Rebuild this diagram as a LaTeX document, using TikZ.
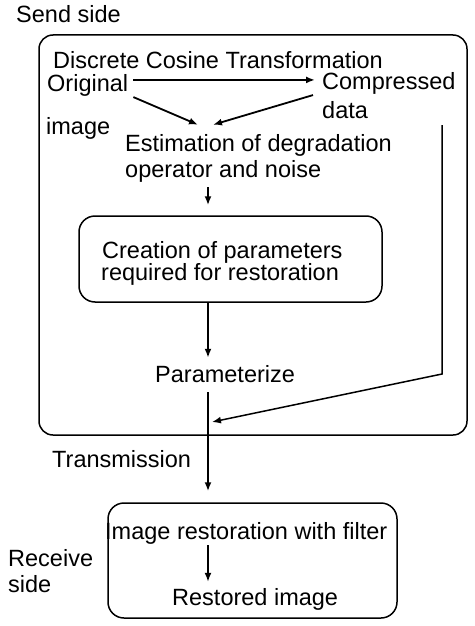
\documentclass[tikz,border=0pt]{standalone}
\usepackage{fontspec}
\setmainfont{Liberation Sans}
\usetikzlibrary{arrows.meta}
\begin{document}
\begin{tikzpicture}[x=1pt,y=-1pt,
        txt/.style={anchor=base west,inner sep=0pt,font=\fontsize{23.5}{26}\selectfont},
        box/.style={draw,line width=1.5pt,rounded corners=14pt,inner sep=0pt},
        arr/.style={-{Latex[length=9pt,width=7pt]},line width=1.8pt}]
        \useasboundingbox (0,0) rectangle (474,626);
        \node[box,minimum width=428pt,minimum height=400pt] (sendbox) at (253,235) {};
        \node[box,rounded corners=16pt,minimum width=303pt,minimum height=86pt] (param) at (230.5,259) {};
        \node[box,rounded corners=16pt,minimum width=289pt,minimum height=115pt] (recvbox) at (252.5,560.5) {};
        \node[txt] (sendlbl) at (16,23) {Send side};
        \node[txt] (dct) at (53,68) {Discrete Cosine Transformation};
        \node[txt] (orig) at (47,92) {Original};
        \node[txt] (img) at (46,134) {image};
        \node[txt] (comp) at (322,89) {Compressed};
        \node[txt] (data) at (322,118) {data};
        \node[txt] (est) at (125,151) {Estimation of degradation};
        \node[txt] (estb) at (125,177) {operator and noise};
        \node[txt] (cre) at (102,258) {Creation of parameters};
        \node[txt] (creb) at (101,280) {required for restoration};
        \node[txt] (parm) at (155,382) {Parameterize};
        \node[txt] (trans) at (52,467) {Transmission};
        \node[txt] (filt) at (105,539) {Image restoration with filter};
        \node[txt] (rest) at (172,605) {Restored image};
        \node[txt] (recv) at (8,566) {Receive};
        \node[txt] (recvb) at (8,592) {side};
        \coordinate (spine) at (208,0);
        \coordinate (dtop) at (442,125);
        \coordinate (bend) at (442,374);
        \coordinate (join) at (212,422);
        \draw[arr] ([xshift=5pt,yshift=6pt]orig.east) -- ([xshift=-7pt,yshift=3pt]comp.west);
        \draw[arr] ([xshift=5pt]orig.south east) -- ([xshift=73pt,yshift=9pt]est.north west);
        \draw[arr] ([xshift=-9pt,yshift=-1pt]comp.south west) -- ([xshift=88pt,yshift=9pt]est.north west);
        \draw[arr] ([yshift=-5pt]estb.south -| spine) -- ([yshift=10pt]param.north -| spine);
        \draw[arr] (param.south -| spine) -- ([yshift=7pt]parm.north -| spine);
        \draw[arr] ([yshift=-10pt]parm.south -| spine) -- ([yshift=11pt]recvbox.north -| spine);
        \draw[arr,line width=1.5pt] (dtop) -- (bend) -- (join);
        \draw[arr,line width=1.5pt] ([yshift=-1pt]filt.south -| spine) -- ([yshift=6pt]rest.north -| spine);
\end{tikzpicture}
\end{document}
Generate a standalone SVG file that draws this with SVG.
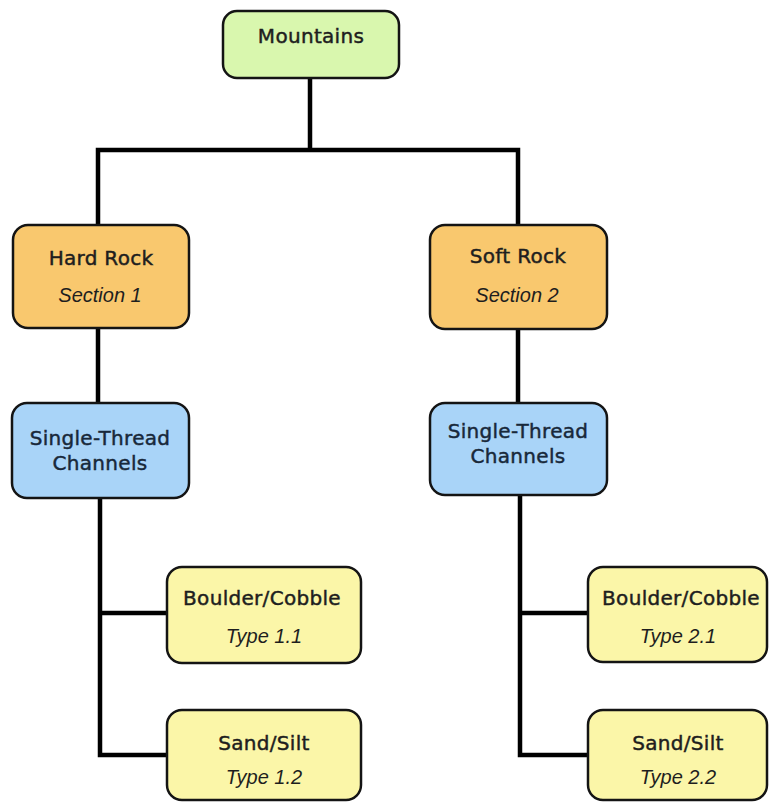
<svg xmlns="http://www.w3.org/2000/svg" width="769" height="803" viewBox="0 0 769 803">
<style>
.box{stroke:#141414;stroke-width:2.5}
.green{fill:#d9f7ae}
.orange{fill:#f9c86e}
.blue{fill:#a9d4f8}
.yellow{fill:#fbf6a8}
.t{font-family:"DejaVu Sans","Liberation Sans",sans-serif;font-size:20px;fill:#1e1e1e;stroke:#1e1e1e;stroke-width:0.45;text-anchor:middle;letter-spacing:0.3px}
.b{fill:#18283a;stroke:#18283a}
.i{font-family:"Liberation Sans","DejaVu Sans",sans-serif;font-size:20px;font-style:italic;fill:#1e1e1e;text-anchor:middle}
.c{fill:none;stroke:#000;stroke-width:4.5;stroke-linejoin:miter}
</style>
<rect width="769" height="803" fill="#fff"/>
<g id="connectors">
<path class="c" d="M310,78 V150"/>
<path class="c" d="M98,225 V150 H518 V225"/>
<path class="c" d="M98,328 V403"/>
<path class="c" d="M518,329 V403"/>
<path class="c" d="M100,498 V755 H167"/>
<path class="c" d="M100,613 H167"/>
<path class="c" d="M520,495 V755 H588"/>
<path class="c" d="M520,613 H588"/>
</g>
<g id="mountains">
<rect class="box green" x="223" y="11" width="176" height="67" rx="14"/>
<text class="t" x="311" y="43" letter-spacing="1">Mountains</text>
</g>
<g id="hard-rock">
<rect class="box orange" x="13" y="225" width="176" height="103" rx="15"/>
<text class="t" x="101" y="265">Hard Rock</text>
<text class="i" x="100" y="302">Section 1</text>
</g>
<g id="soft-rock">
<rect class="box orange" x="430" y="225" width="177" height="104" rx="15"/>
<text class="t" x="518" y="263">Soft Rock</text>
<text class="i" x="517" y="302">Section 2</text>
</g>
<g id="single-thread-1">
<rect class="box blue" x="12" y="403" width="177" height="95" rx="15"/>
<text class="t b" x="100" y="445">Single-Thread</text>
<text class="t b" x="100" y="470">Channels</text>
</g>
<g id="single-thread-2">
<rect class="box blue" x="430" y="403" width="177" height="92" rx="15"/>
<text class="t b" x="518" y="438">Single-Thread</text>
<text class="t b" x="518" y="463">Channels</text>
</g>
<g id="boulder-1">
<rect class="box yellow" x="167" y="567" width="194" height="96" rx="15"/>
<text class="t" x="262" y="605">Boulder/Cobble</text>
<text class="i" x="264" y="643">Type 1.1</text>
</g>
<g id="sand-1">
<rect class="box yellow" x="167" y="710" width="194" height="90" rx="15"/>
<text class="t" x="264" y="750">Sand/Silt</text>
<text class="i" x="264" y="784">Type 1.2</text>
</g>
<g id="boulder-2">
<rect class="box yellow" x="588" y="567" width="179" height="95" rx="15"/>
<text class="t" x="681" y="605">Boulder/Cobble</text>
<text class="i" x="678" y="643">Type 2.1</text>
</g>
<g id="sand-2">
<rect class="box yellow" x="588" y="710" width="179" height="90" rx="15"/>
<text class="t" x="678" y="750">Sand/Silt</text>
<text class="i" x="678" y="784">Type 2.2</text>
</g>
</svg>
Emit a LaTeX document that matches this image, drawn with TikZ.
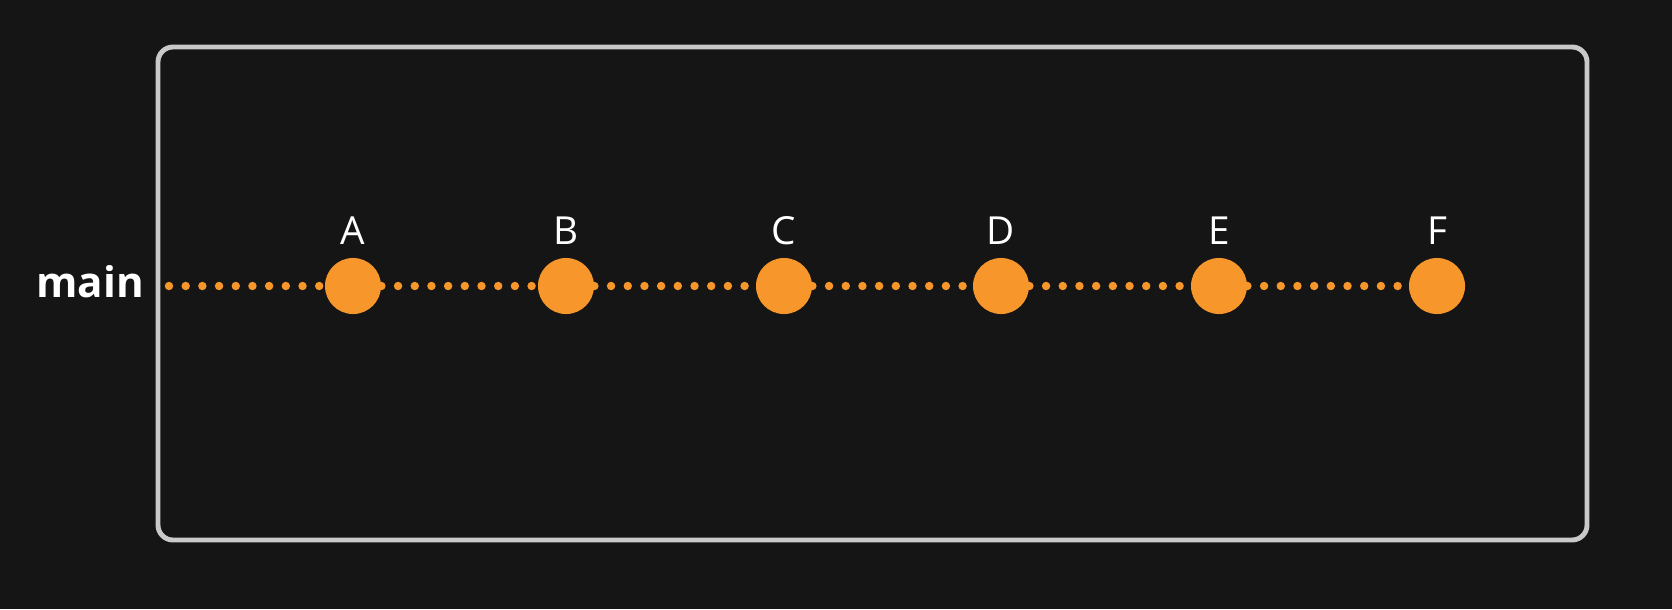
\documentclass[tikz,border=0pt]{standalone}
\usepackage{fontspec}
\setmainfont{Open Sans}
\usepackage{tikz}

\definecolor{bgdark}{HTML}{151515}
\definecolor{framegray}{HTML}{C9C9C9}
\definecolor{commitorange}{HTML}{F7962B}

\tikzset{
  commit/.style={circle,fill=commitorange,minimum size=31.9pt,inner sep=0pt},
  commitname/.style={text=white,anchor=base,font=\fontsize{22}{26}\selectfont},
  history/.style={draw=commitorange,line width=4.8pt,line cap=round,dash pattern=on 0pt off 9.5pt},
}

\begin{document}
\begin{tikzpicture}[x=0.02cm,y=-0.02cm]
      % 背景
      \fill[bgdark] (0,0) rectangle (1672,609);
      \useasboundingbox (0,0) rectangle (1672,609);

      % 枠
      \draw[framegray,line width=2.8pt,rounded corners=8.5pt] (158,47) rectangle (1587,540);

      % ブランチ名
      \node[text=white,anchor=base,font=\fontsize{24}{29}\selectfont\bfseries] (main) at (90,297) {main};

      % コミット
      \coordinate (start) at (169,286);
      \node[commit] (A) at (353,286) {};
      \node[commit] (B) at (566,286) {};
      \node[commit] (C) at (784,286) {};
      \node[commit] (D) at (1001,286) {};
      \node[commit] (E) at (1219,286) {};
      \node[commit] (F) at (1437,286) {};

      % 点線
      \draw[history] (start) -- (A.west);
      \draw[history] (A.east) -- (B.west);
      \draw[history] (B.east) -- (C.west);
      \draw[history] (C.east) -- (D.west);
      \draw[history] (D.east) -- (E.west);
      \draw[history] (E.east) -- (F.west);

      % ラベル
      \node[commitname] (lA) at (353,244) {A};
      \node[commitname] (lB) at (566,244) {B};
      \node[commitname] (lC) at (784,244) {C};
      \node[commitname] (lD) at (1001,244) {D};
      \node[commitname] (lE) at (1219,244) {E};
      \node[commitname] (lF) at (1437,244) {F};
\end{tikzpicture}
\end{document}
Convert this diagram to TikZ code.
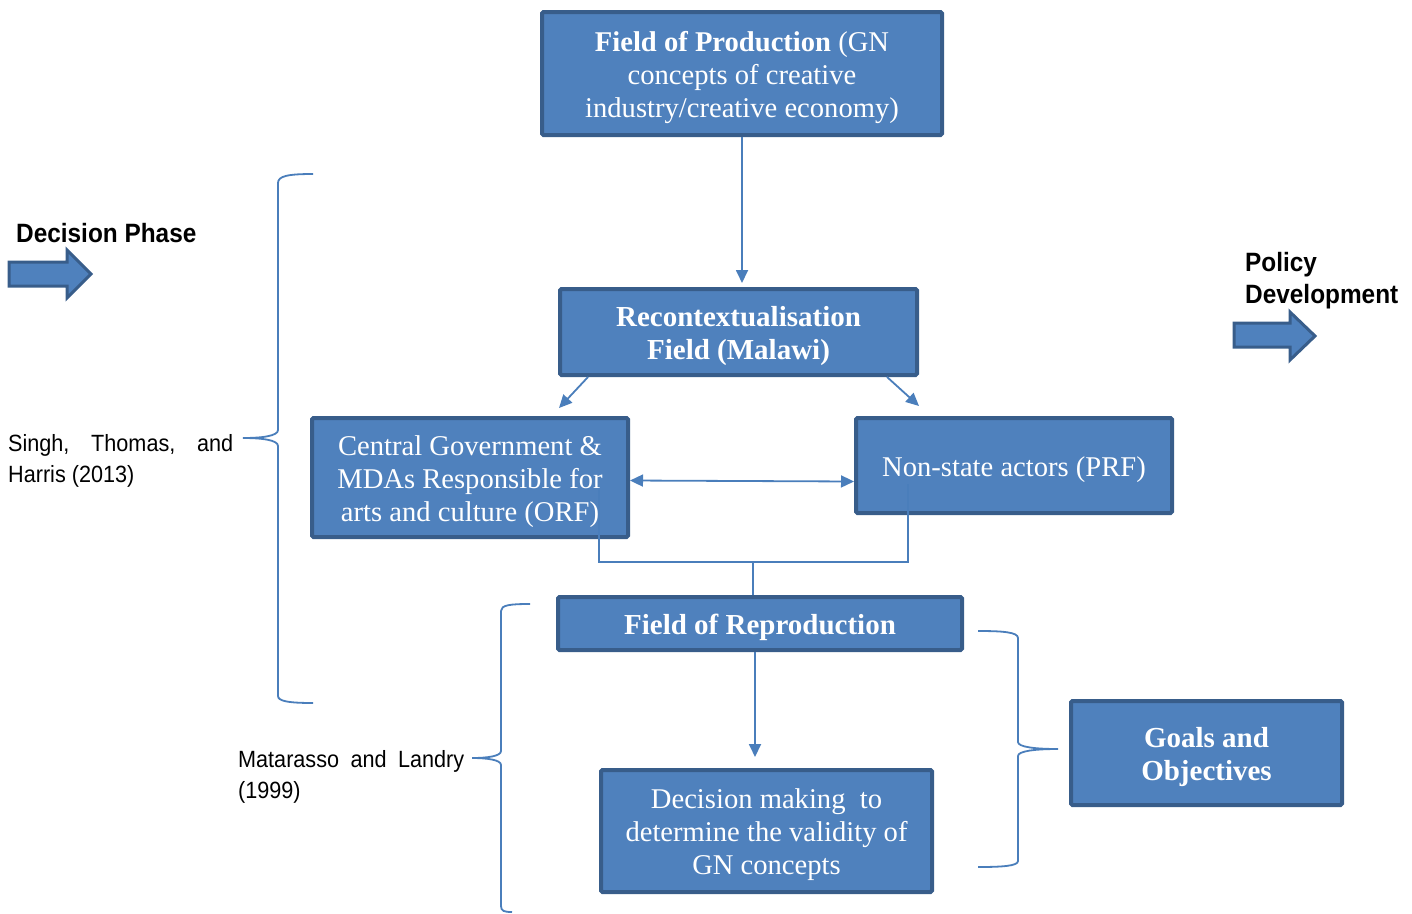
\documentclass[tikz,border=0pt]{standalone}
\usepackage{fontspec}
\setmainfont{Liberation Serif}
\newfontfamily\arialn[FakeStretch=0.92]{Liberation Sans}
\usetikzlibrary{arrows.meta,calc}
\definecolor{boxfill}{HTML}{4F81BD}
\definecolor{boxedge}{HTML}{385D8A}
\definecolor{linkc}{HTML}{4A7EBB}
\newcommand{\tallstrut}{\rule{0pt}{0.95em}}
\tikzset{
  fieldbox/.style={draw=boxedge, fill=boxfill, line width=4pt, text=white, align=center,
    inner sep=0pt, rounded corners=1.5pt, font=\fontsize{28.6}{33}\selectfont},
  boldfield/.style={fieldbox, font=\bfseries\fontsize{29}{33}\selectfont},
  link/.style={draw=linkc, line width=1.8pt},
  tipped/.style={-{Triangle[length=13pt,width=12pt]}},
  bothtip/.style={{Triangle[length=13pt,width=12pt]}-{Triangle[length=13pt,width=12pt]}},
  brace/.style={draw=linkc, line width=1.8pt},
  blockarrow/.style={draw=boxedge, fill=boxfill, line width=3pt, line join=miter},
  headlabel/.style={inner sep=0pt, align=left, font=\arialn\bfseries\fontsize{26.5}{32}\selectfont},
  citelabel/.style={inner sep=0pt, align=left, font=\arialn\fontsize{23.5}{31}\selectfont}
}
\begin{document}
\begin{tikzpicture}[x=1pt,y=-1pt]
\useasboundingbox (0,0) rectangle (1412,913);

% boxes
\node[fieldbox, minimum width=400pt, minimum height=123pt] (prod) at (742,73.5)
  {\tallstrut\textbf{Field of Production} (GN\\concepts of creative\\industry/creative economy)};
\node[boldfield, minimum width=357pt, minimum height=86pt] (rec) at (738.5,332)
  {\tallstrut Recontextualisation\\Field (Malawi)};
\node[fieldbox, minimum width=316pt, minimum height=119pt] (cg) at (470,477.5)
  {\tallstrut Central Government \&\\MDAs Responsible for\\arts and culture (ORF)};
\node[fieldbox, minimum width=316pt, minimum height=95pt] (ns) at (1014,465.5)
  {\tallstrut Non-state actors (PRF)};
\node[boldfield, minimum width=404pt, minimum height=53pt] (rep) at (760,623.5)
  {\tallstrut Field of Reproduction};
\node[fieldbox, minimum width=331pt, minimum height=122pt] (dec) at (766.5,831)
  {\tallstrut Decision making\ \ to\\determine the validity of\\GN concepts};
\node[boldfield, minimum width=271pt, minimum height=104pt] (goal) at (1206.5,753)
  {\tallstrut Goals and\\Objectives};

% connectors
\draw[link,tipped,shorten >=4pt] (prod.south) -- (prod.south |- rec.north);
\draw[link,tipped] ($(rec.south west)+(30,0)$) -- ($(cg.north east)+(-71,-8)$);
\draw[link,tipped] ($(rec.south east)+(-32,0)$) -- ($(ns.north west)+(65,-10)$);
\draw[link,bothtip] ($(cg.east)+(0,3)$) -- ($(ns.west)+(0,16)$);
\coordinate (jn) at (753,562);
\draw[link] ($(cg.south east)+(-31,-50)$) |- (jn) -| ($(ns.south west)+(54,-31)$);
\draw[link] (jn) -- (jn |- rep.north);
\draw[link,tipped,shorten >=11pt] ($(rep.south)+(-5,0)$) coordinate (rs) -- (rs |- dec.north);

% braces
\draw[brace] (313,174) .. controls (288,174) and (278,176) .. (278,183) -- (278,430)
  .. controls (278,436) and (262,438) .. (243,438)
  .. controls (262,438) and (278,440) .. (278,446) -- (278,696)
  .. controls (278,701) and (288,703) .. (313,703);
\draw[brace] (530,604) .. controls (510,604) and (501,605) .. (501,611) -- (501,751)
  .. controls (501,756) and (488,758) .. (472,758)
  .. controls (488,758) and (501,760) .. (501,765) -- (501,906)
  .. controls (501,911) and (504,912) .. (512,912);
\draw[brace] (978,631) .. controls (1002,631) and (1018,632) .. (1018,638) -- (1018,742)
  .. controls (1018,747) and (1035,749) .. (1058,749)
  .. controls (1035,749) and (1018,751) .. (1018,756) -- (1018,861)
  .. controls (1018,866) and (1002,867) .. (978,867);

% block arrows
\draw[blockarrow] (9,262) -- (67,262) -- (67,250) -- (91,274) -- (67,298) -- (67,286) -- (9,286) -- cycle;
\draw[blockarrow] (1234,323) -- (1290,323) -- (1290,312) -- (1315,336) -- (1290,360) -- (1290,347) -- (1234,347) -- cycle;

% labels
\node[headlabel, anchor=base west] (dp) at (16,242) {Decision Phase};
\node[headlabel, anchor=north west] (pd) at (1245,252) {Policy\\Development};
\node[citelabel, anchor=north west] (sth) at (8,434)
  {\hbox to 225pt{Singh,\hfill Thomas,\hfill and}\\Harris (2013)};
\node[citelabel, anchor=north west] (ml) at (238,750)
  {\hbox to 226pt{Matarasso\hfill and\hfill Landry}\\(1999)};
\end{tikzpicture}
\end{document}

------------------------------

### Task to complete
Skip the pictures. Set down only the lines from the one containing "Convert this diagram to TikZ code." through the one containing "(0,0) rectangle (1412,913);", exactly as they appear, ends included.

### Problem solution
Convert this diagram to TikZ code.
\documentclass[tikz,border=0pt]{standalone}
\usepackage{fontspec}
\setmainfont{Liberation Serif}
\newfontfamily\arialn[FakeStretch=0.92]{Liberation Sans}
\usetikzlibrary{arrows.meta,calc}
\definecolor{boxfill}{HTML}{4F81BD}
\definecolor{boxedge}{HTML}{385D8A}
\definecolor{linkc}{HTML}{4A7EBB}
\newcommand{\tallstrut}{\rule{0pt}{0.95em}}
\tikzset{
  fieldbox/.style={draw=boxedge, fill=boxfill, line width=4pt, text=white, align=center,
    inner sep=0pt, rounded corners=1.5pt, font=\fontsize{28.6}{33}\selectfont},
  boldfield/.style={fieldbox, font=\bfseries\fontsize{29}{33}\selectfont},
  link/.style={draw=linkc, line width=1.8pt},
  tipped/.style={-{Triangle[length=13pt,width=12pt]}},
  bothtip/.style={{Triangle[length=13pt,width=12pt]}-{Triangle[length=13pt,width=12pt]}},
  brace/.style={draw=linkc, line width=1.8pt},
  blockarrow/.style={draw=boxedge, fill=boxfill, line width=3pt, line join=miter},
  headlabel/.style={inner sep=0pt, align=left, font=\arialn\bfseries\fontsize{26.5}{32}\selectfont},
  citelabel/.style={inner sep=0pt, align=left, font=\arialn\fontsize{23.5}{31}\selectfont}
}
\begin{document}
\begin{tikzpicture}[x=1pt,y=-1pt]
\useasboundingbox (0,0) rectangle (1412,913);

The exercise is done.